On the night of May 29, 1979, appellees in these companion cases were passengers in a pickup truck owned and operated by George Spears. The Spears' vehicle approached another pickup truck which was being driven in the opposite direction. As the two trucks met and passed, the mirrors affixed to the sides of the respective trucks struck each other. Spears stopped his truck to determine the extent of the damage and the other driver, who remains unidentified, turned his truck around and pulled alongside of the Spears' vehicle. Both men alighted and an altercation between Spears and the unidentified driver escalated to the point that the latter drew and pointed a pistol at Spears. Spears jumped back into his truck, instructed the appellees to lie on the floor, and sped away. The unidentified driver pursued them in his own truck and fired several shots, some of which struck the Spears' vehicle. During the course of this pursuit Spears lost control of his truck. Appellees received injuries when the Spears' vehicle ran off the road and overturned.

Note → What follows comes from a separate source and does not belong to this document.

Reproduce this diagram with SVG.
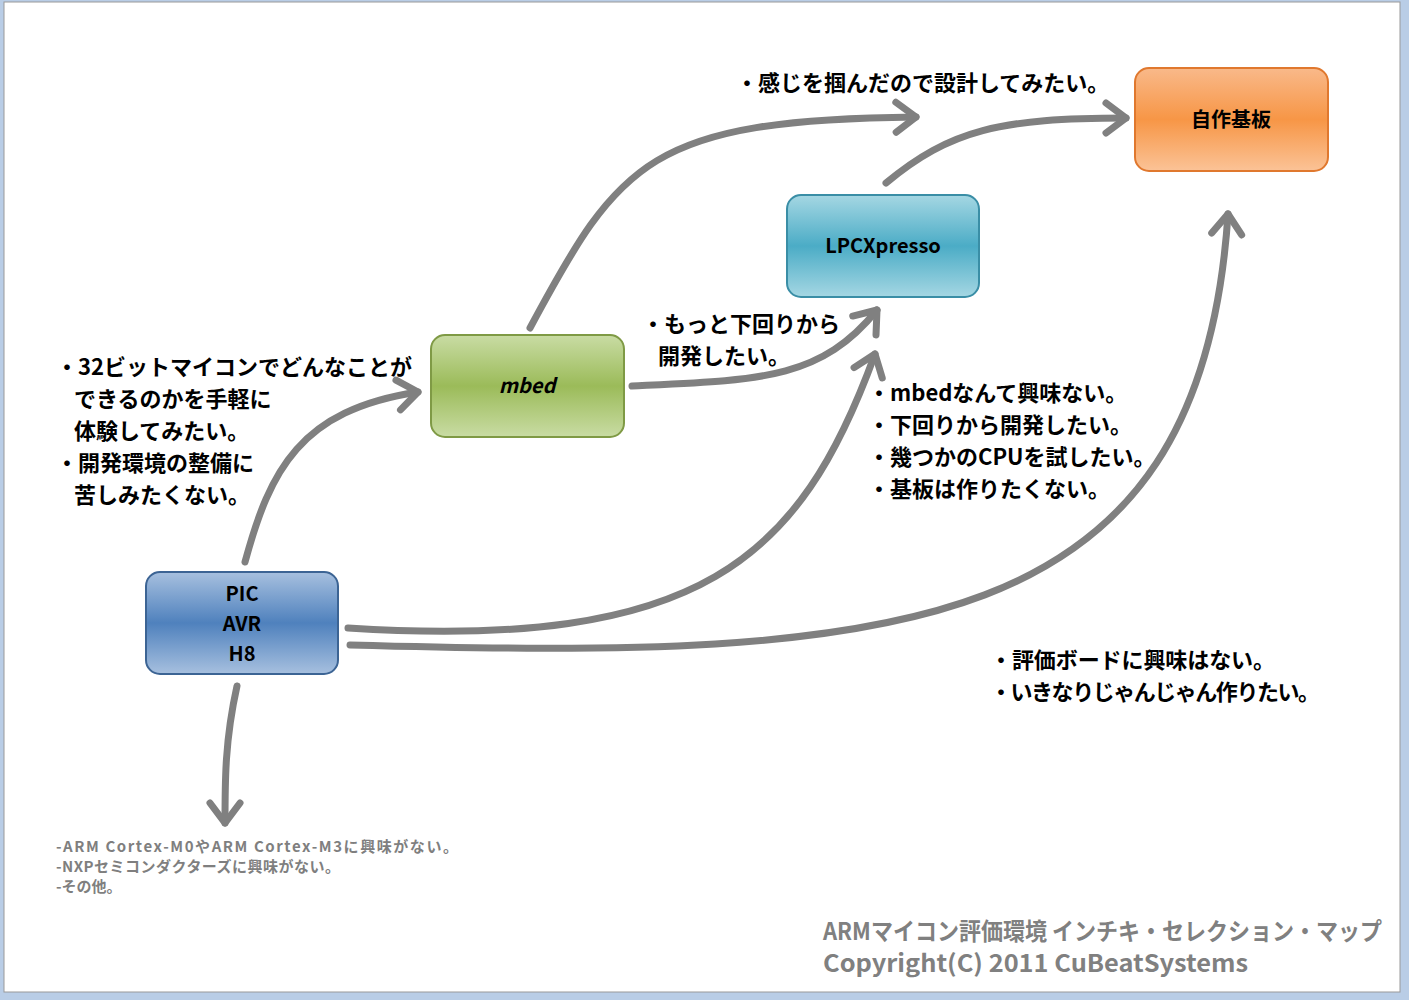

Pursuant to Code Ann. 56-407.1 appellees filed "John Doe" complaints to recover for the injuries they sustained on the night of May 29, 1979. Appellant, the insurer which provided uninsured motorist coverage to appellees, was served with copies of the complaints and answered in its own name. Appellant subsequently moved for summary judgment in the actions on the ground that appellees were not afforded uninsured motorist coverage for the injuries they had sustained. See Moss v. Cincinnati Ins. Co., 154 Ga. App. 165 (268 SE2d 676) (1980)
. Appellant's motion for summary judgment was denied. The application for an interlocutory appeal from the denial of appellant's motion for summary judgment was granted in order that we might address what is apparently a case of first impression in this state in the area of uninsured motorist coverage -- the scope of coverage afforded for damages "arising out of," the use of an uninsured vehicle.
1. Under the terms of appellees' contract of insurance with appellant, in order for uninsured motorist coverage to exist it is necessary that the liability of the owner or operator of an uninsured motor vehicle "arise out of ownership, maintenance or use of the uninsured motor vehicle." In support of the argument that appellees' damages in the instant case do not come within this coverage, appellant relies, in essence, upon the deposition testimony of one of appellees and of Spears to the effect that, in their opinion, the "cause" of the loss of control of the Spears' truck was the shots fired by the unidentified motorist. Thus, according to appellant, appellees' injuries did not "arise out of the ownership, maintenance or use of the uninsured motor vehicle" but out of the unidentified motorist's firing of the gun. The fallacy in this argument is that it ignores the other evidence of record to the effect that the shots were fired by an unidentified motorist in the course of a high speed chase which had itself resulted from an incident indisputably arising out of the "use" of an uninsured vehicle. In Southeastern Fid. Ins. Co. v. Stevens, 142 Ga. App. 562 (236 SE2d 550) (1977)
, a case involving personal injury protection coverage but nonetheless relevant for purposes of contractual interpretation, it was held: "[T]he term 'arising out of, does not mean proximate cause in the strict legal sense, nor require a finding that the injury was directly and proximately caused by the use of the vehicle, nor that the insured vehicle was exerting any physical force upon the instrumentality which was the immediate cause of the injury . . . [A]lmost any causal connection or relationship will do . . . 'Case law indicates that the injury need not be the proximate result of "use" in the strict sense, but it cannot be extended to something distinctly remote. (Cit.) Each case turns on its precise individual facts. The question to be answered is whether the injury "originated from", "had its origin in", "grew out of", or "flowed from" the use of the vehicle.' " Southeastern Fid. Ins. Co., 142 Ga. App. at 563-564, supra. Thus, the issue in the instant case is whether, construing the evidence most favorably for appellees, their injuries "arose from" the use of an uninsured vehicle.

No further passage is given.